Пару лет назад в заливе несколько месяцев стоял на якоре большой корабль, корабль из России с рабочими, которые должны были чинить кабель на дне. Они вели сварку под водой, и мне нравилось представлять себе это: словно фейерверк в ускоренной съемке, медленно вспыхивающие искры, которые тотчас затухают, блекнут в темной воде. По ночам весь корабль был освещен, светящиеся гирлянды шли по всему леерному ограждению и трубе, корабль сверкал на черной поверхности воды, точно заброшенный парк-тиволи, с длинными отражениями ламп, окружавшими его корпус, подобно светящемуся нимбу.
Рассказывали, что русские сварщики по вечерам сходили на берег. В самом городе редко, в основном в поселениях по обеим сторонам залива: говорили, что там возросло количество краж со взломом, в чем обвиняли сварщиков. Все украденные велосипеды они собирались отвезти в Россию на продажу.
В пабе гостевой гавани маленького поселка на северной стороне залива сварщики встретились с двумя местными девушками, одна из которых училась в моей гимназии, и в понедельник очень быстро распространился слух: обе девушки отправились со сварщиками на корабль на маленьком катере, который те использовали, чтобы добираться до берега, и на корабле девушки переспали с ними, со всеми, с целой командой русских мужчин, проводивших дни под водой. По мере распространения слуха количество мужчин увеличивалось: сначала их было пять, потом десять, двадцать.
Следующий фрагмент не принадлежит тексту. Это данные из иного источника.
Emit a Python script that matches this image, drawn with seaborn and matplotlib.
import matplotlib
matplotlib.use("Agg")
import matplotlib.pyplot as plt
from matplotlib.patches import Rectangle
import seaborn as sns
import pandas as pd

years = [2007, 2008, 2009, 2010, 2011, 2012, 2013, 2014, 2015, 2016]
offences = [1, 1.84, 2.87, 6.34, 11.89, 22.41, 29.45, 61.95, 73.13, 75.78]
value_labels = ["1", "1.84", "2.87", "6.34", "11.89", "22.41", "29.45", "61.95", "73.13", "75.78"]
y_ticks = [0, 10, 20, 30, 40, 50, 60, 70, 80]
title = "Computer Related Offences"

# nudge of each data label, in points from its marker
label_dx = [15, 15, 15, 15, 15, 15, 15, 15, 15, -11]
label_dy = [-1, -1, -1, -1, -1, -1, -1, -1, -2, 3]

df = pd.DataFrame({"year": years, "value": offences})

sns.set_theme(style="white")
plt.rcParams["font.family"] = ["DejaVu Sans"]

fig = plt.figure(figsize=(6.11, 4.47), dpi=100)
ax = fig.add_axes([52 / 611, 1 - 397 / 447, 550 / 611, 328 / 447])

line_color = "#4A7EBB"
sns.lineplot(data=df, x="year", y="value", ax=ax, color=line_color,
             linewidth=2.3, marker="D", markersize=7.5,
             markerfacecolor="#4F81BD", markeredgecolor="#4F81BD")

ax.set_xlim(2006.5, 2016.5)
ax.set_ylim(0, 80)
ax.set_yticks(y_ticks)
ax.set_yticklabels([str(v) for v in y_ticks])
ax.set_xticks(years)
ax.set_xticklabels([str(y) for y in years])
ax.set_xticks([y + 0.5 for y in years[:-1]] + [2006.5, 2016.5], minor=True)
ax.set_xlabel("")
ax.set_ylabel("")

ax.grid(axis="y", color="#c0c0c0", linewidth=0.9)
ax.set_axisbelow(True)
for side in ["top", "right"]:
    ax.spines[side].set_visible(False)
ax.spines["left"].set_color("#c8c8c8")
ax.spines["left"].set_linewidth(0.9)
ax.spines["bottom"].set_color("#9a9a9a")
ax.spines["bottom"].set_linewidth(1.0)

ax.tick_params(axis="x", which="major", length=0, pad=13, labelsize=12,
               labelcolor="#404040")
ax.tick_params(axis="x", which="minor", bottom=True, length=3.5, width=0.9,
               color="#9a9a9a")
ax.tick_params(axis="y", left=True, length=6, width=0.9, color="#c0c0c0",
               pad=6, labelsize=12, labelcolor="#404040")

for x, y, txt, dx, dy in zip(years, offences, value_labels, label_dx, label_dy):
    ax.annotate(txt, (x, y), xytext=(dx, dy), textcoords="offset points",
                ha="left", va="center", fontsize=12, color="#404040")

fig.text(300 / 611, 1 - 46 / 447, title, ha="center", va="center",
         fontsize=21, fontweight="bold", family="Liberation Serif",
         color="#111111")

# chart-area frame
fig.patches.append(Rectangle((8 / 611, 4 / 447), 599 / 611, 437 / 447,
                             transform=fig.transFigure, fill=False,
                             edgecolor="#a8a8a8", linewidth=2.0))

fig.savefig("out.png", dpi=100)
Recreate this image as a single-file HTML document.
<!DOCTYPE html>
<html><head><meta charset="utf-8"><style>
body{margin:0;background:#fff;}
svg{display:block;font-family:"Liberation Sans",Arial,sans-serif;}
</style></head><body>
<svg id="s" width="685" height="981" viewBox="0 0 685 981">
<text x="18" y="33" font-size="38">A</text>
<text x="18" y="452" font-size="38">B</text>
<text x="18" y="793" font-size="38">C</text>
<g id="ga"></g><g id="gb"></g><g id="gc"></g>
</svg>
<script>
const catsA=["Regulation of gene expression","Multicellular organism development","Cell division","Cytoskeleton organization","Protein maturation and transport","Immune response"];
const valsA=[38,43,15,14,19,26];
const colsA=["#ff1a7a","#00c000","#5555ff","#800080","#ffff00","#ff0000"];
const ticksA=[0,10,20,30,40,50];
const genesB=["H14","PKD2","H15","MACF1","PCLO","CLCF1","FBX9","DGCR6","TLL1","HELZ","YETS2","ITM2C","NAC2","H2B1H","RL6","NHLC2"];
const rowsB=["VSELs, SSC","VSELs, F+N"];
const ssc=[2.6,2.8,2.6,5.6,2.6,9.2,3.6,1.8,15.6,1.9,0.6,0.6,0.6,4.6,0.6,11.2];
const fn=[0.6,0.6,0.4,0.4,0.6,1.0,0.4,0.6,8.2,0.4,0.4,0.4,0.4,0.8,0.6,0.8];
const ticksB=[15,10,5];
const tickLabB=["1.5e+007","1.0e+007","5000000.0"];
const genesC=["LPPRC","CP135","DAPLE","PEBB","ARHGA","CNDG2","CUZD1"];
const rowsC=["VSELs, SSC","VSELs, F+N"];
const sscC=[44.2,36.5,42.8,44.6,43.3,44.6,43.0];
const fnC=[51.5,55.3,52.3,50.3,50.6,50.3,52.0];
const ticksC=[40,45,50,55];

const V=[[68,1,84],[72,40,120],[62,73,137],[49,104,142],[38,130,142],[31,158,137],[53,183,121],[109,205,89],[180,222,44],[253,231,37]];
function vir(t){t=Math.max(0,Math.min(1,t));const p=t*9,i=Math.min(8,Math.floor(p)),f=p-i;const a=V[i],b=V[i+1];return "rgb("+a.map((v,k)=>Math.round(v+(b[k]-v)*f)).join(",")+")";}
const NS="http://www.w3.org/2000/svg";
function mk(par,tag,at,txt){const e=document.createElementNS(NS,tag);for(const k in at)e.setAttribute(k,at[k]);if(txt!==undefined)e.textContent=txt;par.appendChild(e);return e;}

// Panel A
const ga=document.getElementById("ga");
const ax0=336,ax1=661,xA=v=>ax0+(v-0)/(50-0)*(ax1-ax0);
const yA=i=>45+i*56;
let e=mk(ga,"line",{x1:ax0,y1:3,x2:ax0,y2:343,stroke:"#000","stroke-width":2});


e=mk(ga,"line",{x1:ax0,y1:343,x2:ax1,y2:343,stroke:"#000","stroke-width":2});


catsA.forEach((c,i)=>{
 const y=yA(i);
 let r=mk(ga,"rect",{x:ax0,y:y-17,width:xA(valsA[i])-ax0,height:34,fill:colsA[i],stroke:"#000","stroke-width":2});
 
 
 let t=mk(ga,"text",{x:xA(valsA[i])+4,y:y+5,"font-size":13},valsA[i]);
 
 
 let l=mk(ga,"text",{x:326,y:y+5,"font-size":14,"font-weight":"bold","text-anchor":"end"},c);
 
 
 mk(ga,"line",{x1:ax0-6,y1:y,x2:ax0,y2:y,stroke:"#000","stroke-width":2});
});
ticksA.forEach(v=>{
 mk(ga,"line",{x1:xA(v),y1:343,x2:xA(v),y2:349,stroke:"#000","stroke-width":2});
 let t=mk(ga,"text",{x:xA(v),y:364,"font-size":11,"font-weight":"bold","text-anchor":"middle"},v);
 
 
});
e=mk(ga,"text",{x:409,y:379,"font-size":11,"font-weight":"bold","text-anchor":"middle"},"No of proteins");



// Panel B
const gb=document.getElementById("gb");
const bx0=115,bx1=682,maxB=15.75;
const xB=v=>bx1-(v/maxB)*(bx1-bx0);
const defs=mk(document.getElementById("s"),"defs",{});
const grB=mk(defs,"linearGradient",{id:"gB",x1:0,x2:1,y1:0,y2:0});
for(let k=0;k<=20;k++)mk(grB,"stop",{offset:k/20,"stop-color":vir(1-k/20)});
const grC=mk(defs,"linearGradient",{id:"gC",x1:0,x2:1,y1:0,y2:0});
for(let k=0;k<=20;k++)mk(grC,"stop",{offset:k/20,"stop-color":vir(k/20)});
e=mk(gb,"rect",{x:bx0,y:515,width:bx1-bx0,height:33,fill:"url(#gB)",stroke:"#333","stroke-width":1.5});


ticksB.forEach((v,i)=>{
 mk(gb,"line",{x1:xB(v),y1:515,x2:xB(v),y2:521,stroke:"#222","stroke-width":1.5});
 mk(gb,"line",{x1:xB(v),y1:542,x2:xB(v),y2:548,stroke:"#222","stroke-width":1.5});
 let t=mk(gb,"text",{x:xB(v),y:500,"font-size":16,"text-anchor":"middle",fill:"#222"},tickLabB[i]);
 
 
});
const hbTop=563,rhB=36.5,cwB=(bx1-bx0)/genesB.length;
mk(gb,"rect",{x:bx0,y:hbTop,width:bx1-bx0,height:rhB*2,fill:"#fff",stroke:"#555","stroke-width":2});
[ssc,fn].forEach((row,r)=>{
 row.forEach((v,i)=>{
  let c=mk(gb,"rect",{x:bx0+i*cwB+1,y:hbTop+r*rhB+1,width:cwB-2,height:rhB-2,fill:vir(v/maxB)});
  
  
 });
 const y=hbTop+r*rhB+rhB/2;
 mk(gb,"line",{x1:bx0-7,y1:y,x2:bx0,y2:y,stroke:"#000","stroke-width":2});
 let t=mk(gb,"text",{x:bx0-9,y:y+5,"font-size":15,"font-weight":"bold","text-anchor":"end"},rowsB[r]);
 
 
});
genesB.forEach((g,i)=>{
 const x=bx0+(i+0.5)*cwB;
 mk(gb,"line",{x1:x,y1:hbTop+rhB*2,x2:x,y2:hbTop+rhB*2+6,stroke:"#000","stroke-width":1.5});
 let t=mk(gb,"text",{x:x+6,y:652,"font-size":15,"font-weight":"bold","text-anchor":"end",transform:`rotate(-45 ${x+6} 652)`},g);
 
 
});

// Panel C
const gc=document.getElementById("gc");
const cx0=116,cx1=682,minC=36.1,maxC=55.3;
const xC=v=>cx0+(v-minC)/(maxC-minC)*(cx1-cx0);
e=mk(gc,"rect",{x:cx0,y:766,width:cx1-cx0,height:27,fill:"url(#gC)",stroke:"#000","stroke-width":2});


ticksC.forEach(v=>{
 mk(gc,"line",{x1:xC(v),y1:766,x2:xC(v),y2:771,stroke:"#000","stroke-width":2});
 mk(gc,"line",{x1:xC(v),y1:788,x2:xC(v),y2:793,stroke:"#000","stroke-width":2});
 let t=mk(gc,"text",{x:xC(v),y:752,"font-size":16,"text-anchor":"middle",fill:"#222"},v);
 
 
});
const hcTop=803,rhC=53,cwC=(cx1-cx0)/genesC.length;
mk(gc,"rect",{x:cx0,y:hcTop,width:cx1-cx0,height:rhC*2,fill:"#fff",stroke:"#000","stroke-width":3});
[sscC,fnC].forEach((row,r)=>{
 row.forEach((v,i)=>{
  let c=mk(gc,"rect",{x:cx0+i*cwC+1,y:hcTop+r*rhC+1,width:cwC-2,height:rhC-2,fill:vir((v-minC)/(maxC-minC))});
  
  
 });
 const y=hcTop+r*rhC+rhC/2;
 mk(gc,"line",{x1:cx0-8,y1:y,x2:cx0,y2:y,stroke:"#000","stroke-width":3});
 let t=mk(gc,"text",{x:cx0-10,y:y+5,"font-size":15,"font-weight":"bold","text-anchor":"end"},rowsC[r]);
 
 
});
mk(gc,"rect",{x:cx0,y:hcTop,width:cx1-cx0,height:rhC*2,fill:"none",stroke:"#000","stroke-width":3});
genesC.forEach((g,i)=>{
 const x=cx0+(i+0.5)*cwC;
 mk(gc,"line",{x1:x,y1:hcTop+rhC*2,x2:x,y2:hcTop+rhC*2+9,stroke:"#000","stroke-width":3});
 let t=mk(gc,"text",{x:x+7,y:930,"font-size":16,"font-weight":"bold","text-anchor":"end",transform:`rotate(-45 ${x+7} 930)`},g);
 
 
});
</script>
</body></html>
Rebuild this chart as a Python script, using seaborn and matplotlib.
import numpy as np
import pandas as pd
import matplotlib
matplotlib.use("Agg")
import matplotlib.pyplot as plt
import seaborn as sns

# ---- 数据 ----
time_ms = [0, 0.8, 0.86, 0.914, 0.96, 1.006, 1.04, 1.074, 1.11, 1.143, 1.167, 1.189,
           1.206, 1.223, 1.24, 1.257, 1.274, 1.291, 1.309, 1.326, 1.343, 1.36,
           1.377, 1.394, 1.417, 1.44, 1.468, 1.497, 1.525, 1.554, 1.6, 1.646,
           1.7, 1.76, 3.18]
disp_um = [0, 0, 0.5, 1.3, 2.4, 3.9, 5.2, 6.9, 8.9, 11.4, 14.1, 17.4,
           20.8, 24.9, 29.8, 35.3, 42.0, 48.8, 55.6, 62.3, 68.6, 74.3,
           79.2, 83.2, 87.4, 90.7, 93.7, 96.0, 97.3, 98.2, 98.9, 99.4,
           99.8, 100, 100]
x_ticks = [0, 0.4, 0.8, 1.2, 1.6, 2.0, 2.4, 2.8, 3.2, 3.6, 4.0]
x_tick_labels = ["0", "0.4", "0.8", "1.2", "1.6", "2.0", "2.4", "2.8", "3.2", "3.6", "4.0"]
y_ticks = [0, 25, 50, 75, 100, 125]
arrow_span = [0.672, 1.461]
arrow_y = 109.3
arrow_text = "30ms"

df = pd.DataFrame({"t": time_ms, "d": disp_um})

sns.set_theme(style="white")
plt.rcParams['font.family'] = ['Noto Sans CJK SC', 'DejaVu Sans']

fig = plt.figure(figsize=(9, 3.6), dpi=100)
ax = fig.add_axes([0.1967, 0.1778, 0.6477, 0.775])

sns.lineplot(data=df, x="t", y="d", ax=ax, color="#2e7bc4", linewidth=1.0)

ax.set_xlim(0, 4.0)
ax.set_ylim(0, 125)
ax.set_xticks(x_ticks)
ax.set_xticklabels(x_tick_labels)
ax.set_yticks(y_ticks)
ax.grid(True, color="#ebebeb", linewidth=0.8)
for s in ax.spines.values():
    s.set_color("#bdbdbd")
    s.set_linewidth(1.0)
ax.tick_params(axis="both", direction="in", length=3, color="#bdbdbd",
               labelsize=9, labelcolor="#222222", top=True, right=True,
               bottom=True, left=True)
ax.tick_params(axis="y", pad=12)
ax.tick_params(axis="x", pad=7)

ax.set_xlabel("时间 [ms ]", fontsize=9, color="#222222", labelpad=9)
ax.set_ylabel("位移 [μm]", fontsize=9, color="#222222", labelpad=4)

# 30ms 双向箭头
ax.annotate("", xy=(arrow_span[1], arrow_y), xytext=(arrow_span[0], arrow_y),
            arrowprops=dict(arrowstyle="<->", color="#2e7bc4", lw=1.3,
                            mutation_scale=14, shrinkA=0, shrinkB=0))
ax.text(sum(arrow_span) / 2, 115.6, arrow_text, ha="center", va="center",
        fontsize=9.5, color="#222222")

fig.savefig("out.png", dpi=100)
Я представляла себе, что это происходило на палубе: темный теплый летний вечер, обнаженные тела под спокойно сверкающими лампочками, возможно, медленное покачивание от затихающих волн, которые врываются в залив с моря, звук возбуждения, доносящийся по воде до самого берега. Люди с отвращением возмущались, я же считала эту картину красивой.